The revision of the Strategic Concept would give a clear idea of NATO's future missions and also bestow on the Alliance a sense of legitimacy, which its recent actions in Kosovo lacked. The debate provides an opportunity to define NATO's relation with the UN and the Organization for Security and Cooperation in Europe (OSCE), and to divide responsibilities between the respective security organizations. Ideally, it would task the OSCE with trying to mediate and prevent tensions in Europe from turning into open conflicts. NATO would step in militarily only when all other efforts failed and ensuing violence actually threatens European security.

In this interregnum period, where old agreements have clearly been outlived but no new ground rules have been laid out, conflicts such as Kosovo are ignored for years until it is too late for preventive diplomacy efforts. And when NATO steps in, it often acts without a mandate, causing friction among the allies states themselves and with powers outside the Alliance as well.

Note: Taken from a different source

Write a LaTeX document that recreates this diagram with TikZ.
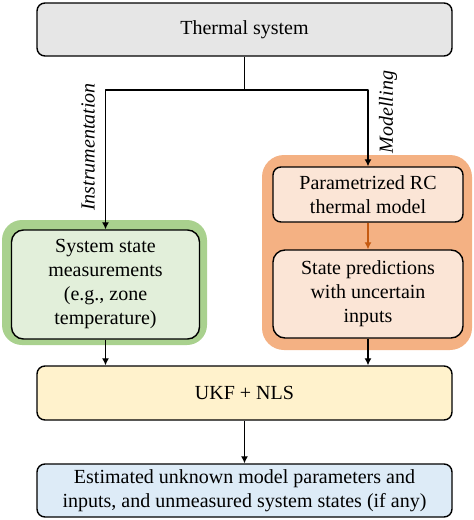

It will be difficult to put the genie back in the bottle. Once NATO establishes a precedent for action outside of its territory and without a UN resolution, there will be a more temptation and less resistance to embark on a similar mission in the future. As Richard Holbrooke told the Washington Post, "people will continue to say that Kosovo was not a precedent for the alliance, but everybody realizes that it is really true." But it is the responsibility of the U.S. government and those of the allied nations to define a framework for NATO's activities, one that would assure coordination among the different security agencies and dispel the fears of non-NATO nations that the alliance has offensive intentions. And that will require delegating some of the responsibilities that NATO has reserved for itself during the Balkan crises to the UN and the OSCE.